A tanka & a tanka prose in cattails journal

Screenshot of tanka in cattails

I am very happy to have both a tanka and a tanka prose published in the latest edition of cattails journal. The tanka is actually the very first tanka I wrote, and it was for the first assignment on the Tanka Online course with Call of the Page.

a life too small
for your spirit
my heart aches
to bring you home
so many never-endings

(on p.106 of cattails 232)

It came to me as I was watching my hamster, Rogue, free roaming. When I set out to adopt a hamster, 30 years after my last one, I didn’t realise how much hamster care had changed. Unfortunately too small cages are still sold in pet shops, as hamsters continue to be seen as cheap pets suitable for children. This is even though the minimum ethical standard is now typically recommended as 100x50x50cm. When I watch Rogue in free roam and in her 122x50cm glass tank, I feel such sadness for my childhood hamsters and for all those hamsters I see in unsuitable cages online. Much as I would love to rescue all the hamsters in need, I have to accept that it’s not possible. The tanka also makes me think about other species, including humans, who are subjected to physical or emotional restriction that stops them from living a happy life.

Screenshot of tanka prose in cattails

The State of the Day

wildfires
rising interest rates
wasted years
desperate for donations
my heavy phone

Each day online feels like we are heading towards the Rapture. I want to look but not look, know but not know.

(on p.190 of cattails 232)

This tanka prose was one that came out of that feeling of every time I look at my phone, be it for news, social media or emails, there are awful things happening around the world. This seems even more appropriate at the moment given the situation with Israel-Gaza. For me there’s a tension between wanting to know about these things and not wanting to know. And at what point does looking at all these awful things become a kind of voyeuristic adrenaline kick. ‘The Rapture’ was the editor’s choice, which I agreed to. I had written ‘The End’. I realised afterwards I’m not entirely comfortable with the change as it’s a phrase I wouldn’t use, though it does feel more impactful. It’s been interesting to observe how I feel about this piece as a result. I’m still mentally adjusting to receiving suggested changes from editors. At what point does a change feel like it takes the piece beyond my own work? I’m guessing that this is something most writers grapple with, and not just in poetry.
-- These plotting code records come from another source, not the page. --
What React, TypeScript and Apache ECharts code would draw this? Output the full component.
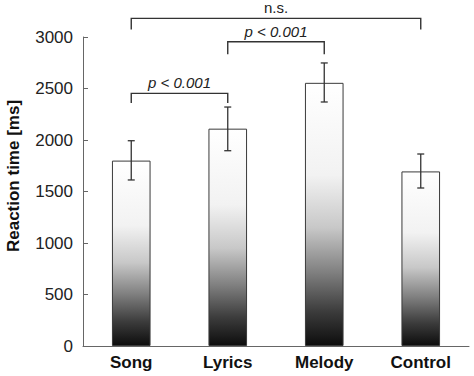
import React, { useEffect, useRef } from "react";
import * as echarts from "echarts";

const categories = ["Song", "Lyrics", "Melody", "Control"];
const meanRT = [1800, 2110, 2555, 1695];
const errLow = [1612, 1896, 2369, 1534];
const errHigh = [1993, 2320, 2748, 1864];
const yTicks = { min: 0, max: 3000, interval: 500 };
// brackets: [fromIndex, toIndex, topValue, bottomValue]
const brackets = [
  [0, 1, 2453, 2359],
  [1, 2, 2954, 2832],
  [0, 3, 3181, 3074],
];
const bracketLabels = ["p < 0.001", "p < 0.001", "n.s."];
const bracketItalic = [true, true, false];

const FONT = '"Liberation Sans", Arial, Helvetica, sans-serif';

export default function App() {
  const ref = useRef<HTMLDivElement>(null);
  useEffect(() => {
    if (!ref.current) return;
    const chart = echarts.init(ref.current, null, { renderer: "svg" });
    chart.setOption({
      animation: false,
      backgroundColor: "#ffffff",
      grid: { left: 83, right: 5, top: 37, bottom: 30, containLabel: false },
      graphic: [
        {
          type: "text",
          x: 13,
          y: 176,
          rotation: Math.PI / 2,
          style: {
            text: "Reaction time [ms]",
            font: `bold 17px ${FONT}`,
            fill: "#111",
            align: "center",
            verticalAlign: "middle",
          },
        },
      ],
      xAxis: {
        type: "category",
        data: categories,
        boundaryGap: true,
        axisLine: { lineStyle: { color: "#666", width: 1 } },
        axisTick: { inside: true, length: 6, lineStyle: { color: "#666" } },
        axisLabel: {
          color: "#111",
          fontFamily: FONT,
          fontWeight: "bold",
          fontSize: 17,
          margin: 8,
        },
        splitLine: { show: false },
      },
      yAxis: {
        type: "value",
        min: yTicks.min,
        max: yTicks.max,
        interval: yTicks.interval,
        axisLine: { show: true, lineStyle: { color: "#666", width: 1 } },
        axisTick: { show: true, inside: true, length: 5, lineStyle: { color: "#666" } },
        axisLabel: {
          color: "#222",
          fontFamily: FONT,
          fontSize: 17,
          margin: 10,
          formatter: (v: number) => String(v),
        },
        splitLine: { show: false },
      },
      series: [
        {
          type: "bar",
          data: meanRT,
          barWidth: "40%",
          itemStyle: {
            color: new echarts.graphic.LinearGradient(0, 0, 0, 1, [
              { offset: 0, color: "#ffffff" },
              { offset: 0.35, color: "#f2f2f2" },
              { offset: 0.55, color: "#c8c8c8" },
              { offset: 0.72, color: "#808080" },
              { offset: 0.87, color: "#3c3c3c" },
              { offset: 1, color: "#0d0d0d" },
            ]),
            borderColor: "#3a3a3a",
            borderWidth: 1,
          },
        },
        {
          type: "custom",
          data: categories.map((_, i) => [i, errLow[i], errHigh[i]]),
          encode: { x: 0, y: [1, 2] },
          clip: false,
          z: 5,
          renderItem: (params: any, api: any) => {
            const lo = api.coord([api.value(0), api.value(1)]);
            const hi = api.coord([api.value(0), api.value(2)]);
            const cap = 3.5;
            const style = { stroke: "#333", lineWidth: 1.3, fill: null };
            return {
              type: "group",
              children: [
                { type: "line", shape: { x1: lo[0], y1: lo[1], x2: hi[0], y2: hi[1] }, style },
                { type: "line", shape: { x1: lo[0] - cap, y1: lo[1], x2: lo[0] + cap, y2: lo[1] }, style },
                { type: "line", shape: { x1: hi[0] - cap, y1: hi[1], x2: hi[0] + cap, y2: hi[1] }, style },
              ],
            };
          },
        },
        {
          type: "custom",
          data: brackets,
          encode: { x: [0, 1], y: [2, 3] },
          clip: false,
          z: 5,
          renderItem: (params: any, api: any) => {
            const i = params.dataIndex;
            const a = api.coord([api.value(0), api.value(2)]);
            const b = api.coord([api.value(1), api.value(2)]);
            const bottom = api.coord([api.value(0), api.value(3)])[1];
            return {
              type: "group",
              children: [
                {
                  type: "polyline",
                  shape: {
                    points: [
                      [a[0], bottom],
                      [a[0], a[1]],
                      [b[0], b[1]],
                      [b[0], bottom],
                    ],
                  },
                  style: { stroke: "#333", lineWidth: 1.4, fill: null },
                },
                {
                  type: "text",
                  x: (a[0] + b[0]) / 2,
                  y: a[1] - 3,
                  style: {
                    text: bracketLabels[i],
                    font: `${bracketItalic[i] ? "italic " : ""}15px ${FONT}`,
                    fill: "#222",
                    align: "center",
                    verticalAlign: "bottom",
                  },
                },
              ],
            };
          },
        },
      ],
    });
    return () => chart.dispose();
  }, []);
  return (
    <div
      ref={ref}
      style={{ position: "fixed", left: 0, top: 0, width: 474, height: 376 }}
    />
  );
}
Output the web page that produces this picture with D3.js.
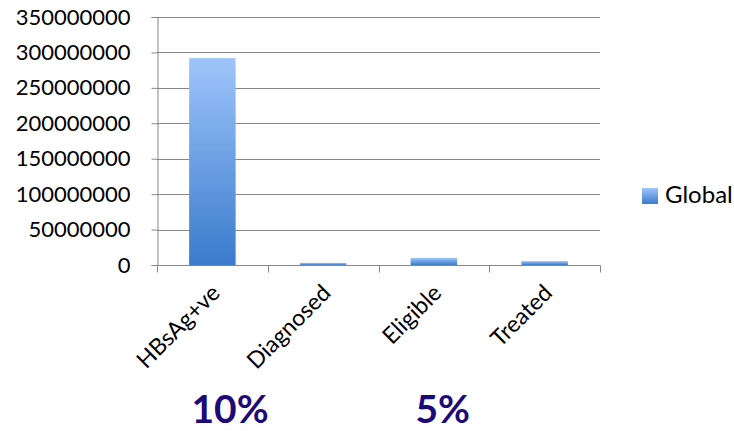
<!DOCTYPE html>
<html><head><meta charset="utf-8">
<script src="https://cdn.jsdelivr.net/npm/d3@7"></script>
<style>
body{margin:0;background:#fff;}
svg{display:block;font-family:Lato,"Open Sans",sans-serif;}
</style></head>
<body><svg id="c" width="734" height="431"></svg>
<script>
const categories = ["HBsAg+ve","Diagnosed","Eligible","Treated"];
const globalValues = [292000000, 3000000, 10000000, 5500000];
const yTicks = [0,50000000,100000000,150000000,200000000,250000000,300000000,350000000];
const seriesName = "Global";
const annotations = [{text:"10%", at:0.66}, {text:"5%", at:2.58}];

const svg = d3.select("#c");
const m = {l:157, r:600, t:17, b:265};
const x = d3.scaleBand().domain(categories).range([m.l, m.r]).paddingInner(0.58).paddingOuter(0.29);
const xb = d3.scaleBand().domain(categories).range([m.l, m.r]);
const y = d3.scaleLinear().domain([0,350000000]).range([m.b, m.t]);

const defs = svg.append("defs");
const g = defs.append("linearGradient").attr("id","grad").attr("x1",0).attr("y1",0).attr("x2",0).attr("y2",1);
g.append("stop").attr("offset","0%").attr("stop-color","#9ec5fb");
g.append("stop").attr("offset","100%").attr("stop-color","#3a7bcc");

// gridlines
svg.append("g").selectAll("line").data(yTicks).join("line")
  .attr("x1",m.l).attr("x2",m.r).attr("y1",d=>Math.round(y(d))+0.5).attr("y2",d=>Math.round(y(d))+0.5)
  .attr("stroke","#878787").attr("stroke-width",1);

// y axis
const ya = svg.append("g").attr("transform",`translate(${m.l+0.5},0)`)
  .call(d3.axisLeft(y).tickValues(yTicks).tickSize(6).tickPadding(21).tickFormat(d3.format("d")));
ya.select(".domain").attr("stroke","#878787");
ya.selectAll(".tick line").attr("stroke","#878787");
ya.selectAll(".tick text").attr("font-size",22).attr("fill","#000").attr("font-family","Lato, sans-serif");

// bars
svg.append("g").selectAll("rect").data(categories).join("rect")
  .attr("x",d=>x(d)).attr("width",x.bandwidth())
  .attr("y",(d,i)=>y(globalValues[i])).attr("height",(d,i)=>m.b-y(globalValues[i]))
  .attr("fill","url(#grad)");

// x axis
const xa = svg.append("g").attr("transform",`translate(0,${m.b+0.5})`);
xa.append("line").attr("x1",m.l).attr("x2",m.r+0.5).attr("stroke","#878787");
const bounds = categories.map(c=>xb(c)).concat([m.r]);
xa.selectAll("line.t").data(bounds).join("line").attr("class","t")
  .attr("x1",d=>Math.round(d)+0.5).attr("x2",d=>Math.round(d)+0.5).attr("y1",0).attr("y2",7).attr("stroke","#878787");
xa.selectAll("text").data(categories).join("text")
  .attr("transform",d=>`translate(${xb(d)+xb.bandwidth()/2+9},${29}) rotate(-45)`)
  .attr("text-anchor","end").attr("font-size",23).attr("fill","#000").text(d=>d);

// legend
const lg = svg.append("g").attr("transform","translate(642,188)");
lg.append("rect").attr("width",16).attr("height",16).attr("fill","url(#grad)");
lg.append("text").attr("x",23).attr("y",15).attr("font-size",24).attr("fill","#000").text(seriesName);

// annotations
svg.append("g").selectAll("text").data(annotations).join("text")
  .attr("x",d=>xb(categories[0]) + xb.bandwidth()*d.at)
  .attr("y",423).attr("text-anchor","middle").attr("font-size",39).attr("font-weight","bold")
  .attr("fill","#1d0a78").text(d=>d.text);
</script></body></html>
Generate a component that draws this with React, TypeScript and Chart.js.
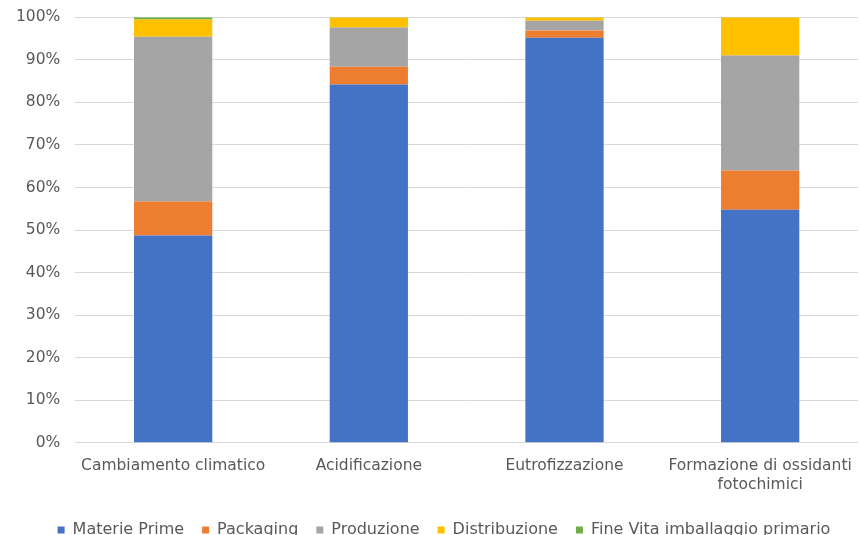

I have more work due to be published elsewhere and I’m just about to do another submission. My writing has slowed down a lot due to a work project that took up a huge chunk of creative brainpower. I’m hoping that now that is largely complete, there’ll be space in my brain for more tanka writing.

Tanka (& haiku) prose in Drifting Sands Haibun Journal

Tanka prose in DSH, text at bottom of post

I am very happy to have this tanka (& haiku) prose, inspired by seeing and looking out for a missing dog this year, published in DSH here: https://drifting-sands-haibun.org/wp-content/uploads/2023/09/Issue-23.pdf#page86 . I submitted it for the previous journal in a different form and the guest editor for that issue made a few suggestions to improve it, encouraging me to re-submit the next time. The guest editor for this edition, Marion Clarke, came back with very detailed and encouraging feedback and suggestions on my edited piece. I was really touched by the time Marion had taken in reviewing my work and the encouragement to resubmit to her if I could revise it in time. 24 hours later with a little extra to and fro it was done.

The key change Marion suggested was to change the second tanka I had to a haiku and with a different focus. I’ll admit I don’t really feel I’m a natural haiku writer so I wrote a different tanka which came out of nowhere as I was re-reading my prose. Marion liked the start of the tanka but felt the last two lines were superfluous and it became, with another small change, a haiku. So I now have my first published haiku too, though I feel I can’t claim full credit for it.

And now I am thinking how playful it might be to experiment with different poetry forms in a piece and how far you can go with this. Perhaps I should be brave and study haiku further rather than believe it’s not for me.

Text of piece is below, please note I’ve written this post on my phone and WordPress has annoyingly refused point blank to format the haiku with single-line spacing, so I’ve left it as is.

Going Back

another day
muntjacs and squirrels run past
I think of if onlys
lost in the long grass


Ruby ran away a few months ago, after a gunshot startled her. Her family searched for her everywhere. Once, I saw her on my walk by the woods. A red cocker spaniel, muddy, soaked and running at high speed. Despite all the advice not to call out to a runaway dog, I called her name. Instinct, I suppose. But once in survival mode, dogs can be hard to catch, and Ruby carried on running. Every walk I hoped to see her again.


Then one day, an update online. She’d been handed in to a vet 170 miles away.